Holding — Gergel, J.
- The United States District Court for the District of South Carolina held that American Auto was not liable for either equitable estoppel or breach of fiduciary duty.
Rule
- An insurance agent does not owe a fiduciary duty to a client simply by virtue of selling an insurance policy; such duties arise only from a special relationship of trust and confidence.
Reasoning
- The United States District Court reasoned that American Auto could not be equitably estopped from denying coverage because it was not an insurer and had no role in coverage decisions.
- The court explained that the plaintiffs failed to establish that American Auto had made any representation regarding notifying them of premium nonpayment, which is a necessary element for equitable estoppel.
- Regarding the breach of fiduciary duty claim, the court noted that no fiduciary relationship existed between the plaintiffs and American Auto, as the transaction was an arm's length sale of insurance.
- The court also indicated that merely being licensed as an insurance agency did not imply the existence of a fiduciary duty.
- The plaintiffs' claims centered on American Auto's failure to inform them of the nonpayment of the premium, but they did not allege that American Auto had a duty to provide such notifications, which further undermined their claims.
Deep Dive: How the Court Reached Its Decision
Court's Reasoning on Equitable Estoppel
The court held that equitable estoppel could not apply to American Auto because it was not an insurance provider and, therefore, had no role in the decisions regarding coverage.

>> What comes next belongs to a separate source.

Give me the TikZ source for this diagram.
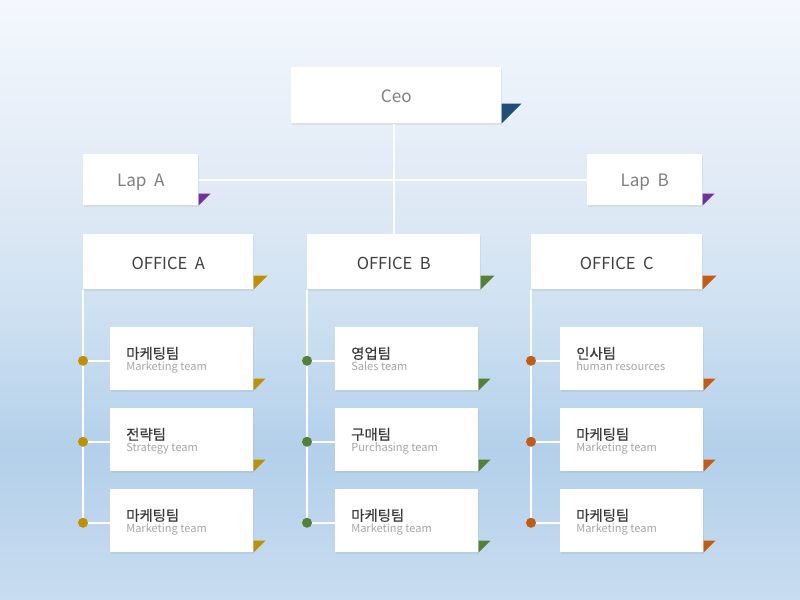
\documentclass[tikz,border=0pt]{standalone}
\usepackage{fontspec}
\setmainfont{Noto Sans CJK KR}
\newfontfamily\krfont[FakeBold=0.5]{Noto Sans CJK KR}
\usetikzlibrary{shadows,calc}
\definecolor{bgA}{HTML}{F4F8FD}
\definecolor{bgB}{HTML}{DFE9F5}
\definecolor{bgC}{HTML}{D0E2F2}
\definecolor{bgD}{HTML}{B3D0EA}
\definecolor{bgE}{HTML}{C8DCF0}
\definecolor{ceoC}{HTML}{1F4E79}
\definecolor{lapC}{HTML}{7030A0}
\definecolor{colA}{HTML}{BF9000}
\definecolor{colB}{HTML}{548235}
\definecolor{colC}{HTML}{C55A11}
\definecolor{greyT}{HTML}{7F7F7F}
\definecolor{darkT}{HTML}{404040}
\definecolor{krT}{HTML}{3A3A3A}
\definecolor{enT}{HTML}{A6A6A6}
\pgfdeclareverticalshading{bgshade}{100bp}{color(0bp)=(bgE); color(25bp)=(bgE); color(37.5bp)=(bgD); color(50bp)=(bgC); color(58.33bp)=(bgB); color(75bp)=(bgA); color(100bp)=(bgA)}
\begin{document}
\begin{tikzpicture}[x=0.75pt,y=-0.75pt,
  box/.style={fill=white, draw=none, anchor=north west, inner sep=0pt,
    drop shadow={opacity=0.12, shadow xshift=0.6pt, shadow yshift=-1.2pt}},
  topbox/.style={box, text=greyT, font=\fontsize{12.8}{14}\selectfont, text depth=0pt},
  offbox/.style={box, text=darkT, font=\fontsize{12.4}{14}\selectfont, minimum height=41.25pt, text height=11.35pt, text depth=0pt},
  teambox/.style={box, minimum width=107.25pt, minimum height=47.25pt},
  kr/.style={anchor=base west, inner sep=0pt, text=krT, font=\krfont\fontsize{10.8}{12}\selectfont},
  en/.style={anchor=base west, inner sep=0pt, text=enT, font=\fontsize{8.3}{9}\selectfont},
  link/.style={draw=white, line width=1.5pt},
  dot/.style={circle, fill=#1, draw=none, inner sep=0pt, minimum size=7.5pt}
]
\useasboundingbox (0,0) rectangle (800,600);
\fill[shading=bgshade] (0,0) rectangle (800,600);

% top level
\node[topbox, minimum width=157.5pt, minimum height=42pt, text height=10.9pt] (ceo) at (291,67) {Ceo};
\node[topbox, minimum width=86.25pt, minimum height=38.25pt, text height=10.15pt] (lapA) at (83,154) {Lap\ \ A};
\node[topbox, minimum width=86.25pt, minimum height=38.25pt, text height=10.15pt] (lapB) at (587,154) {Lap\ \ B};

% offices
\node[offbox, minimum width=127.5pt] (oa) at (83,234) {OFFICE\ \ A};
\node[offbox, minimum width=129.75pt] (ob) at (307,234) {OFFICE\ \ B};
\node[offbox, minimum width=128.25pt] (oc) at (531,234) {OFFICE\ \ C};

% team boxes
\foreach \c/\x in {a/110,b/335,c/560}{
  \node[teambox] (t\c1) at (\x,327) {};
  \node[teambox] (t\c2) at (\x,408) {};
  \node[teambox] (t\c3) at (\x,489) {};
}

% connectors
\draw[link] (lapA.east) -- (lapB.west);
\draw[link] (ceo.south -| ob.north) -- (ob.north);

\foreach \c/\o in {a/oa,b/ob,c/oc}{
  \foreach \i in {1,2,3}{
    \coordinate (d\c\i) at ($(t\c\i.west -| \o.south west)+(0,2)$);
  }
}
\draw[link] (oa.south west) -- (da3);
\draw[link] (ob.south west) -- (db3);
\draw[link] (oc.south west) -- (dc3);
\foreach \c in {a,b,c}{
  \foreach \i in {1,2,3}{
    \draw[link] (d\c\i) -- (d\c\i -| t\c\i.west);
  }
}
\foreach \c/\col in {a/colA,b/colB,c/colC}{
  \foreach \i in {1,2,3}{
    \node[dot=\col] (n\c\i) at (d\c\i) {};
  }
}

% corner flags
\fill[ceoC] (ceo.south east) -- ++(0,-20) -- ++(20,0) -- cycle;
\fill[lapC] (lapA.south east) -- ++(0,-12) -- ++(12,0) -- cycle;
\fill[lapC] (lapB.south east) -- ++(0,-12) -- ++(12,0) -- cycle;
\fill[colA] (oa.south east) -- ++(0,-14) -- ++(14,0) -- cycle;
\fill[colB] (ob.south east) -- ++(0,-14) -- ++(14,0) -- cycle;
\fill[colC] (oc.south east) -- ++(0,-14) -- ++(14,0) -- cycle;
\foreach \c/\col in {a/colA,b/colB,c/colC}{
  \foreach \i in {1,2,3}{
    \fill[\col] (t\c\i.south east) -- ++(0,-12) -- ++(12,0) -- cycle;
  }
}

% team texts
\node[kr] (ka1) at ($(ta1.west)+(16,0)$) {마케팅팀};
\node[en] (ea1) at ($(ta1.west)+(16,12)$) {Marketing team};
\node[kr] (ka2) at ($(ta2.west)+(16,0)$) {전략팀};
\node[en] (ea2) at ($(ta2.west)+(16,12)$) {Strategy team};
\node[kr] (ka3) at ($(ta3.west)+(16,0)$) {마케팅팀};
\node[en] (ea3) at ($(ta3.west)+(16,12)$) {Marketing team};

\node[kr] (kb1) at ($(tb1.west)+(16,0)$) {영업팀};
\node[en] (eb1) at ($(tb1.west)+(16,12)$) {Sales team};
\node[kr] (kb2) at ($(tb2.west)+(16,0)$) {구매팀};
\node[en] (eb2) at ($(tb2.west)+(16,12)$) {Purchasing team};
\node[kr] (kb3) at ($(tb3.west)+(16,0)$) {마케팅팀};
\node[en] (eb3) at ($(tb3.west)+(16,12)$) {Marketing team};

\node[kr] (kc1) at ($(tc1.west)+(16,0)$) {인사팀};
\node[en] (ec1) at ($(tc1.west)+(16,12)$) {human resources};
\node[kr] (kc2) at ($(tc2.west)+(16,0)$) {마케팅팀};
\node[en] (ec2) at ($(tc2.west)+(16,12)$) {Marketing team};
\node[kr] (kc3) at ($(tc3.west)+(16,0)$) {마케팅팀};
\node[en] (ec3) at ($(tc3.west)+(16,12)$) {Marketing team};
\end{tikzpicture}
\end{document}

The court noted that, to succeed on an equitable estoppel claim, the plaintiffs needed to establish that American Auto had made a representation that it would notify them of any failed premium payment, which they failed to do. The essential elements for equitable estoppel were not met, as the plaintiffs did not demonstrate a lack of knowledge regarding the facts of nonpayment, justifiable reliance on any alleged representation, or a prejudicial change in their position based on that reliance. Thus, the court concluded that the absence of a duty on American Auto’s part to inform the plaintiffs of the nonpayment effectively negated the equitable estoppel claim.

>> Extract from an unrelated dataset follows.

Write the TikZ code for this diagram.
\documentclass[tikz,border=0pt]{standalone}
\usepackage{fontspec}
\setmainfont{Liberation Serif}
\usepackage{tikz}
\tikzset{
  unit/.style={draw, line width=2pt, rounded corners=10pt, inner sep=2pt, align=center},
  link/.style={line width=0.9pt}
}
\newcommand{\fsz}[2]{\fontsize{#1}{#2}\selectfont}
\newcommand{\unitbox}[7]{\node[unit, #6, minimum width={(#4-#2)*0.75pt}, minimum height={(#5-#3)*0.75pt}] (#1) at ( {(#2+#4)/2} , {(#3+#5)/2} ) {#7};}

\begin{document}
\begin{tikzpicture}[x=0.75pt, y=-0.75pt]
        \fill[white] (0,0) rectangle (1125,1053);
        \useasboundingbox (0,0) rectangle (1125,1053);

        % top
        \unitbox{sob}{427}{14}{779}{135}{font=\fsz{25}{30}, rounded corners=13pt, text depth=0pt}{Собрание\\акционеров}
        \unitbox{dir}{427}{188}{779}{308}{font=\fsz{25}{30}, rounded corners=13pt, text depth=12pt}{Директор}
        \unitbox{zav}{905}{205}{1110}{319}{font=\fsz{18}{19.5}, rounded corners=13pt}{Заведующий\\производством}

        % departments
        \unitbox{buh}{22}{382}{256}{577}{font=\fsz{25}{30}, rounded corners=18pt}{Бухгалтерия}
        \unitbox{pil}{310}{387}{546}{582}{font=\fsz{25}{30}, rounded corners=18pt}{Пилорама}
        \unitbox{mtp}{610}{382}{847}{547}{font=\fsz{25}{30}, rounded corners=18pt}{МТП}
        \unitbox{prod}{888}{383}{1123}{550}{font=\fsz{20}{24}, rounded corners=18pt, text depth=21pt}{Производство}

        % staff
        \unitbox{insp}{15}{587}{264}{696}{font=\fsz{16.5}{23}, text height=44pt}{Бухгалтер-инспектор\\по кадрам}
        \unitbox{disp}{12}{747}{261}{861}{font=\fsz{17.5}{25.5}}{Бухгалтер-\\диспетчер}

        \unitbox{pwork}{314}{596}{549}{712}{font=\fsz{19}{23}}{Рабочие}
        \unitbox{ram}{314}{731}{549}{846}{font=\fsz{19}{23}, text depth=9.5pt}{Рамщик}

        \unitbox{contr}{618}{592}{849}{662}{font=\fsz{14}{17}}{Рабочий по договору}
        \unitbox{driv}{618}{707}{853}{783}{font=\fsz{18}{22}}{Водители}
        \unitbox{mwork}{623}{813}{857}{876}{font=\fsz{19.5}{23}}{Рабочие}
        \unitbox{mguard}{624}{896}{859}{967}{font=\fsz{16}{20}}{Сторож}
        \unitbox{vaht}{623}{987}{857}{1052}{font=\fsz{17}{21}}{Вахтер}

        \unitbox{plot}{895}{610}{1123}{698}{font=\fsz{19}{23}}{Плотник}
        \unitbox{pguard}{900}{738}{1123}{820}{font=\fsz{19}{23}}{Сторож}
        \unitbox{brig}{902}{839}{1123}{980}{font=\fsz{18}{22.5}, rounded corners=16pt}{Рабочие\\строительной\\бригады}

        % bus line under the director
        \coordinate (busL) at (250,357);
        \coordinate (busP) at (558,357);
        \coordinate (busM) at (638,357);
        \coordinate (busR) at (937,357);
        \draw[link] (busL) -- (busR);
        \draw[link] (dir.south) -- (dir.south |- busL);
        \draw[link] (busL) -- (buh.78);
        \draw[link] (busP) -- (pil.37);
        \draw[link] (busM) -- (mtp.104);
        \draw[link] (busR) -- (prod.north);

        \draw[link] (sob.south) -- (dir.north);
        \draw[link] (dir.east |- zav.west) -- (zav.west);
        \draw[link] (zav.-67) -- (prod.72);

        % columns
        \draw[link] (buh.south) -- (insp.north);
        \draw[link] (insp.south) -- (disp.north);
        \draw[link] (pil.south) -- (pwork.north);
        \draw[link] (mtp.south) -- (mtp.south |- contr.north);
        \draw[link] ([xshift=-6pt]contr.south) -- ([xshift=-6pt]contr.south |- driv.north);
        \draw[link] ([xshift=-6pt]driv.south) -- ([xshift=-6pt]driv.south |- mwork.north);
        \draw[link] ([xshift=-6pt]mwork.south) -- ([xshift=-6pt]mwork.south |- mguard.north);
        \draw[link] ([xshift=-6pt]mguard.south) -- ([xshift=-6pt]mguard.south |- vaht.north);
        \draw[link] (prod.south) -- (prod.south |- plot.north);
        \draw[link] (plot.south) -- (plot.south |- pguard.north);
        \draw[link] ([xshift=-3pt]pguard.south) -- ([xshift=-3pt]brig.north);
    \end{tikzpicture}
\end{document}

Court's Reasoning on Breach of Fiduciary Duty
The court found that no fiduciary duty existed between the plaintiffs and American Auto because the relationship was characterized as an arm's length transaction typical of insurance sales. The court explained that a fiduciary relationship requires a special confidence and trust, which was not present in this case. The mere act of selling an insurance policy did not create a fiduciary duty; instead, such duties arise from a relationship that imposes an obligation to act in good faith and with regard to the interests of the other party. The plaintiffs did not allege any specific actions by American Auto that would indicate a breach of fiduciary duty, nor did they demonstrate that American Auto had a responsibility to proactively inform them about the nonpayment of the premium, which further undermined their claims.

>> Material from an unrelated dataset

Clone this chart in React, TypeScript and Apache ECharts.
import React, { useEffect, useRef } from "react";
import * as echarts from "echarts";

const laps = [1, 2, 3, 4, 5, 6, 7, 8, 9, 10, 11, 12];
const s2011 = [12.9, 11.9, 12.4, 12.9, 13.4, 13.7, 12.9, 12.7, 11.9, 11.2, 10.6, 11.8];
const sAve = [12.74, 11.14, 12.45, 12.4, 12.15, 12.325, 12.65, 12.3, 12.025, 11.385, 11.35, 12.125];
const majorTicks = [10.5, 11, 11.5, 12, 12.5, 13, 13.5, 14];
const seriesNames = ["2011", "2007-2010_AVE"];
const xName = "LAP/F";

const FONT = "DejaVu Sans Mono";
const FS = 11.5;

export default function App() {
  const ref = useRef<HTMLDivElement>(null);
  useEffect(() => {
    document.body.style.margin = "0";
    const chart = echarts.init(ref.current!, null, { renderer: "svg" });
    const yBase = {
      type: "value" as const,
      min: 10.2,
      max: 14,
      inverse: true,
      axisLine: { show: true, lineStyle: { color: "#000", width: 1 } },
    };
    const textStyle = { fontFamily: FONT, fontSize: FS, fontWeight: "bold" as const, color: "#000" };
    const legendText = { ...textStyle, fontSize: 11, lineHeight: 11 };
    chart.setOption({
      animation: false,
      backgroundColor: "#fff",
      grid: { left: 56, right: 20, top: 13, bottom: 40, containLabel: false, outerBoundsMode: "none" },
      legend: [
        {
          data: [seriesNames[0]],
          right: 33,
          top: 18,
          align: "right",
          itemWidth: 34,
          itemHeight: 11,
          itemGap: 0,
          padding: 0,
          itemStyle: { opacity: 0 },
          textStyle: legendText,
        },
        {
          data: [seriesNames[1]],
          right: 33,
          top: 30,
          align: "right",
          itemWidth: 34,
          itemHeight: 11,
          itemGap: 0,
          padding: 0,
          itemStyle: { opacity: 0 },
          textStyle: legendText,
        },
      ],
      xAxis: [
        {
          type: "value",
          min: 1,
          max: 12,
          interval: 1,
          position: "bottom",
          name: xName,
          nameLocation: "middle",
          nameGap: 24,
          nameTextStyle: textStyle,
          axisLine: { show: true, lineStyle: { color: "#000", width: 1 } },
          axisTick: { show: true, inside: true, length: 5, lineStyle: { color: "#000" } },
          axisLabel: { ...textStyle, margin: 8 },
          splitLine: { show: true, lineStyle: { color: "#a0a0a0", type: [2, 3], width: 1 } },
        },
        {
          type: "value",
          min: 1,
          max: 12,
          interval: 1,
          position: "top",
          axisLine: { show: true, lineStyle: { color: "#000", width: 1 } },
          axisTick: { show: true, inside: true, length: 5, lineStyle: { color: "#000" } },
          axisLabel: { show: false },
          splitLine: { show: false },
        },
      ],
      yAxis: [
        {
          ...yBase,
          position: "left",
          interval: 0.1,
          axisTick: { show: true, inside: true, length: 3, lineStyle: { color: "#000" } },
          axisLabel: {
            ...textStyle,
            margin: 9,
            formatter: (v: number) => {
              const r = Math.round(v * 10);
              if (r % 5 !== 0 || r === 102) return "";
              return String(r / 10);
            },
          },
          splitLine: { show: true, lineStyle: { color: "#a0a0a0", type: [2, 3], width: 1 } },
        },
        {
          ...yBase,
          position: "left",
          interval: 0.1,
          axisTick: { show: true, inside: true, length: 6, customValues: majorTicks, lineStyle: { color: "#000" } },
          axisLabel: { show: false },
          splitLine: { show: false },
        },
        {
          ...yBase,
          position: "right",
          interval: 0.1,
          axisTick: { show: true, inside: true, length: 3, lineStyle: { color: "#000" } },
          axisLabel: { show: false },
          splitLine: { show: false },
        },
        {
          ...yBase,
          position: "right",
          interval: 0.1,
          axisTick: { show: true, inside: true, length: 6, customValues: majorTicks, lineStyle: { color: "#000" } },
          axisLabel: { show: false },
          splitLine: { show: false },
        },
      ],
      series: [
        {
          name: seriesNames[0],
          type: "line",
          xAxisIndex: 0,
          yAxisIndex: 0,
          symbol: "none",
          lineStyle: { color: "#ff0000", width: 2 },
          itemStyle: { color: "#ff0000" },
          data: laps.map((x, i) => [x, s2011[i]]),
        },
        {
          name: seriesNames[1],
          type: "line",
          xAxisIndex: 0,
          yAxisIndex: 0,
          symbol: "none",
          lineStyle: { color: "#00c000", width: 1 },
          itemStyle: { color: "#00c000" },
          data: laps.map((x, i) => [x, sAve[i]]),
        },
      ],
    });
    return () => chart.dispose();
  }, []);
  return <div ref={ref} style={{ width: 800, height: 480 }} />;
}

Court's Consideration of American Auto's Role
In its analysis, the court considered the nature of American Auto's role as an insurance agent rather than a broker, which was significant in understanding the relationship with the plaintiffs. The court noted that the plaintiffs had claimed American Auto was acting as their broker, but the statutory definition of a broker, as outlined in South Carolina law, did not apply to American Auto since it was an agency represented only by licensed producers. The court clarified that the licensing status of American Auto did not inherently create a fiduciary relationship and that the plaintiffs failed to illustrate how American Auto's status as a broker, if proven, would change the nature of their relationship. Ultimately, the court concluded that the plaintiffs’ claims did not arise from a recognized fiduciary duty grounded in their interactions with American Auto.
Court's Conclusion on Plaintiffs' Claims
The court ultimately determined that the plaintiffs' claims against American Auto for breach of fiduciary duty and equitable estoppel were unsubstantiated. It found that the plaintiffs did not adequately allege that American Auto had any responsibility to notify them about the nonpayment of the January premium or that it had made any representations that would support an estoppel claim. The court emphasized that the plaintiffs' understanding of American Auto's role as their insurance agent did not establish a fiduciary relationship, as the transaction was a standard commercial interaction. As a result, the court granted American Auto's motion to dismiss, effectively removing it from the case and denying any further claims against it based on the arguments presented.
Implications of the Court's Decision
The court's decision highlighted the importance of clearly defined relationships in insurance transactions and the necessity for plaintiffs to establish specific representations and duties when asserting claims like equitable estoppel and breach of fiduciary duty. By clarifying that an insurance agent does not automatically owe fiduciary duties simply by virtue of their position, the court reinforced the principle that such duties arise from trust and confidence established between parties. The ruling underscored that plaintiffs must provide sufficient factual allegations to support their claims, particularly when relying on concepts like equitable estoppel, which requires a strong foundation of reliance on representations made by the other party. Consequently, the court's reasoning served to delineate the boundaries of liability for insurance agents and the expectations that clients can reasonably have in such relationships.